Optimize Code and Algorithms
Profile your code and find the bottlenecks. Unnecessary computations, poorly chosen data structures, and inefficient algorithms all add processing time. Small fixes compound -- trimming a few milliseconds off a hot path matters when that path runs thousands of times per second.
Caching
Store frequently accessed data closer to the application layer with in-memory caches (Redis, Memcached) or distributed caching systems. Subsequent requests for the same data get served directly from cache instead of hitting the original source again.
Asynchronous Processing
Not every backend task needs an immediate result. Offload slow work to background jobs or message queues (Kafka, RabbitMQ). The main application thread stays free to handle incoming requests, and response times drop.
Load Balancing
Distribute incoming requests across multiple backend servers so no single server gets overwhelmed. Load balancers spread the workload evenly, which keeps response times consistent even during traffic spikes.
CDN
Content Delivery Networks cache and serve static content from edge locations close to users. The shorter physical distance between server and client means lower latency. If your backend serves any static assets, put a CDN in front of them.

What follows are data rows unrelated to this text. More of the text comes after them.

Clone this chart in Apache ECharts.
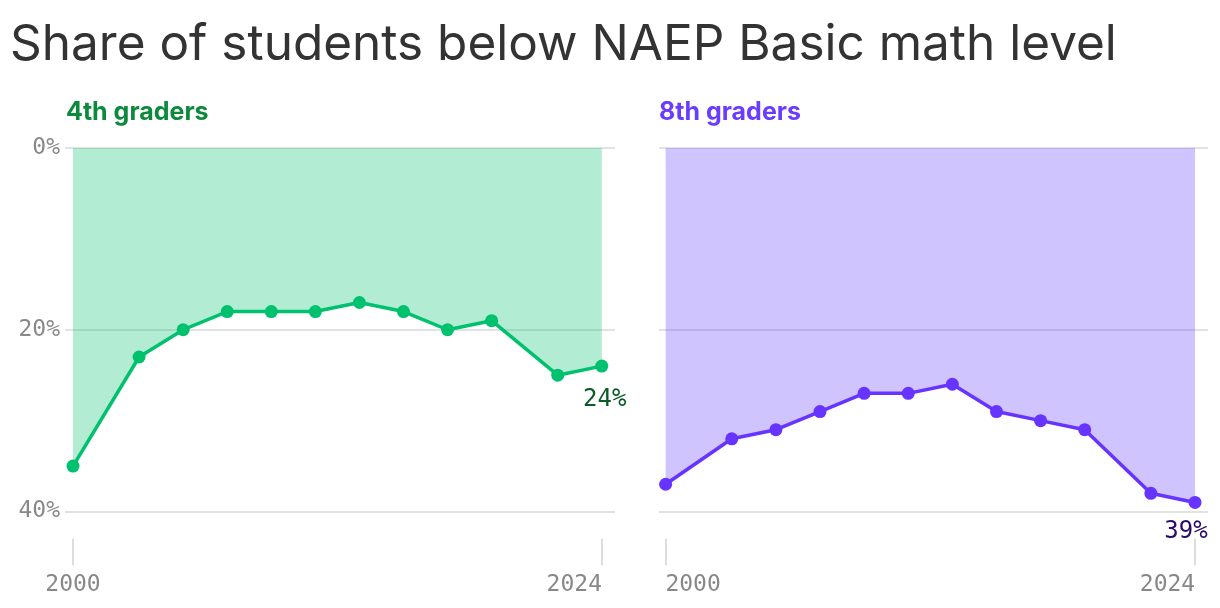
<!DOCTYPE html>
<html>
<head>
<meta charset="utf-8">
<script src="https://cdn.jsdelivr.net/npm/echarts@6/dist/echarts.min.js"></script>
<style>
html,body{margin:0;padding:0;background:#fff;}
#chart{width:1220px;height:608px;}
</style>
</head>
<body>
<div id="chart"></div>
<script>
const years = [2000, 2003, 2005, 2007, 2009, 2011, 2013, 2015, 2017, 2019, 2022, 2024];
const grade4 = [35, 23, 20, 18, 18, 18, 17, 18, 20, 19, 25, 24];
const grade8 = [37, 32, 31, 29, 27, 27, 26, 29, 30, 31, 38, 39];
const yTicks = [0, 20, 40];
const xTicks = [2000, 2024];
const titleText = 'Share of students below NAEP Basic math level';
const panelTitles = ['4th graders', '8th graders'];

const mono = '"DejaVu Sans Mono", "Liberation Mono", monospace';
const LABEL_PAD = 55;

function buildData(vals, labelColor, offset) {
  return vals.map((v, i) => {
    const item = { value: [years[i], v] };
    if (i === vals.length - 1) {
      item.label = {
        show: true,
        position: 'inside',
        offset: offset,
        formatter: v + '%',
        color: labelColor,
        fontFamily: mono,
        fontSize: 24
      };
    }
    return item;
  });
}

const chart = echarts.init(document.getElementById('chart'));

function xAxis(idx, min, max, firstAlign) {
  const txt = { color: '#888888', fontFamily: mono, fontSize: 23 };
  return {
    type: 'value', gridIndex: idx, min: min, max: max,
    position: 'bottom', offset: 27,
    axisLine: { show: false, onZero: false },
    splitLine: { show: false },
    axisTick: { show: true, customValues: xTicks, length: 27, lineStyle: { color: '#dddddd', width: 2 } },
    axisLabel: {
      show: true, customValues: xTicks, margin: 35,
      color: '#888888', fontFamily: mono, fontSize: 23,
      formatter: v => {
        if (v === xTicks[xTicks.length - 1]) return '{r|' + v + '}';
        return (firstAlign === 'left' ? '{l|' : '{c|') + v + '}';
      },
      rich: {
        c: Object.assign({}, txt),
        l: Object.assign({ padding: [0, 0, 0, LABEL_PAD] }, txt),
        r: Object.assign({ padding: [0, LABEL_PAD, 0, 0] }, txt)
      }
    }
  };
}
function yAxis(idx, showLabels) {
  return {
    type: 'value', gridIndex: idx, min: 0, max: 40, interval: 20, inverse: true,
    axisLine: { show: false }, axisTick: { show: false },
    splitLine: { show: true, lineStyle: { color: '#e2e2e2', width: 2 } },
    axisLabel: { show: showLabels, color: '#888888', fontFamily: mono, fontSize: 23, margin: 5, formatter: v => v + '%' }
  };
}

chart.setOption({
  animation: false,
  title: [
    { text: titleText, left: 5, top: 15, textStyle: { fontFamily: 'Inter, "Liberation Sans", sans-serif', fontWeight: 'normal', fontSize: 49.5, color: '#333333' } },
    { text: panelTitles[0], left: 61, top: 95, textStyle: { fontFamily: 'Inter, "Noto Sans", sans-serif', fontWeight: 'bold', fontSize: 25, color: '#0c8a3c' } },
    { text: panelTitles[1], left: 654, top: 95, textStyle: { fontFamily: 'Inter, "Noto Sans", sans-serif', fontWeight: 'bold', fontSize: 25, color: '#6a3cff' } }
  ],
  grid: [
    { left: 65, width: 550, top: 148, height: 363.5 },
    { left: 659, width: 549, top: 148, height: 363.5 }
  ],
  xAxis: [xAxis(0, 1999.637, 2024.6, 'center'), xAxis(1, 1999.70, 2024.59, 'left')],
  yAxis: [yAxis(0, true), yAxis(1, false)],
  series: [
    {
      type: 'line', xAxisIndex: 0, yAxisIndex: 0,
      data: buildData(grade4, '#0b5a27', [3, 34]),
      symbol: 'circle', symbolSize: 13,
      lineStyle: { color: '#00c16e', width: 3.5 },
      itemStyle: { color: '#00c16e' },
      areaStyle: { color: '#00c16e', opacity: 0.3, origin: 'start' }
    },
    {
      type: 'line', xAxisIndex: 1, yAxisIndex: 1,
      data: buildData(grade8, '#2a0b6b', [-9, 29]),
      symbol: 'circle', symbolSize: 13,
      lineStyle: { color: '#6633ff', width: 3.5 },
      itemStyle: { color: '#6633ff' },
      areaStyle: { color: '#643cff', opacity: 0.3, origin: 'start' }
    }
  ]
});
</script>
</body>
</html>
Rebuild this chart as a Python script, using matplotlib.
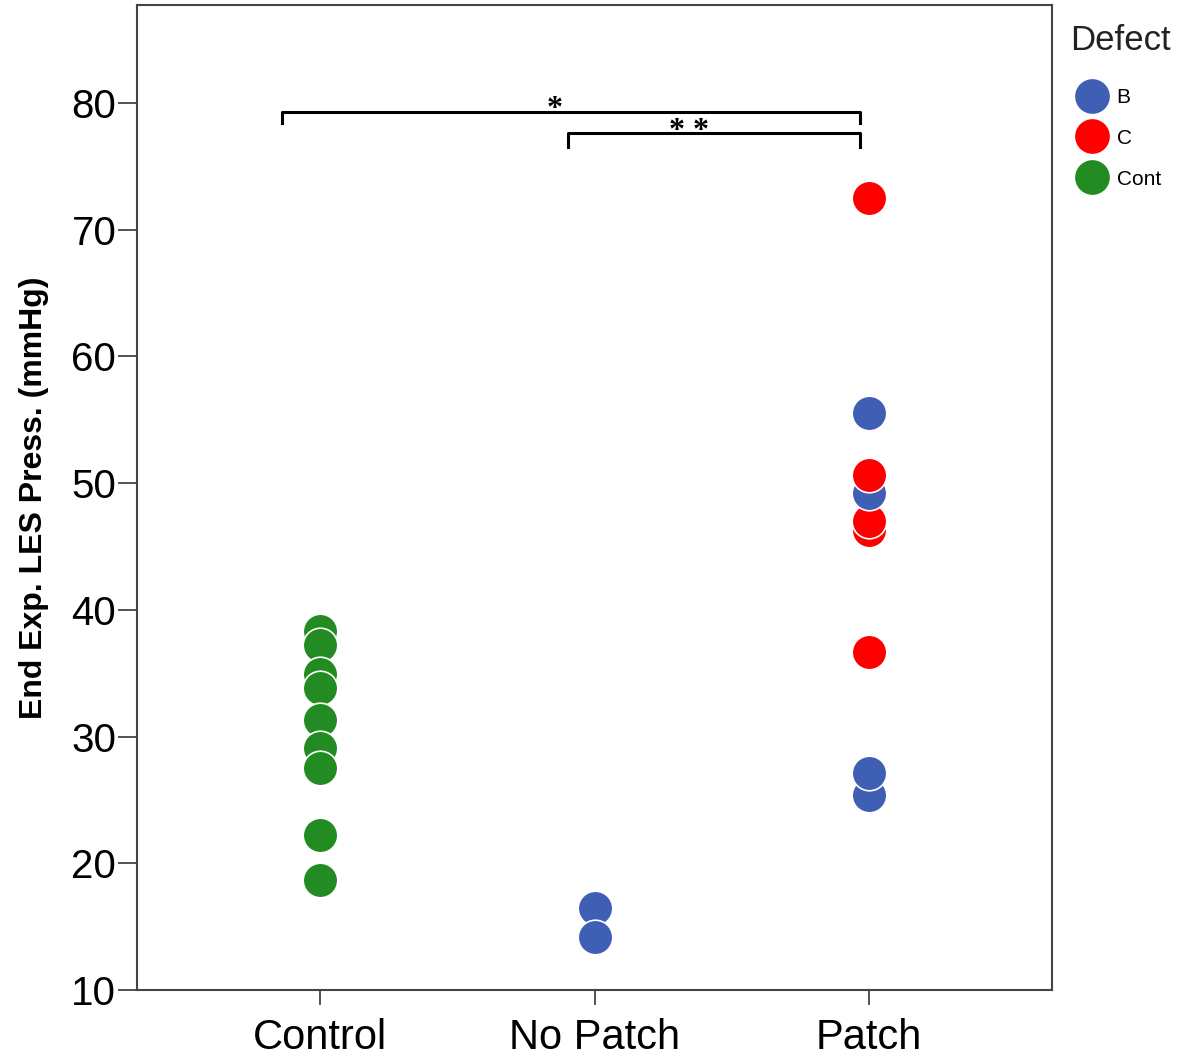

Optimize Network Communication
Reduce the number of network round-trips between services. Combine multiple API calls into one, use batch requests, and compress payloads. Switching to HTTP/2 or gRPC can also cut transmission times since both handle multiplexing and binary framing better than HTTP/1.1.
Service Replication and Geographic Distribution
For high-availability services, replicate them across multiple data centers or regions. Route users to the nearest server automatically. This cuts the latency penalty from long-distance data transfers and adds fault tolerance as a side benefit.
Monitor and Analyze Performance
Set up monitoring and logging to track latency metrics over time. Look at the data regularly to spot trends and catch regressions early. A latency spike you find in your dashboard is better than one your users find first.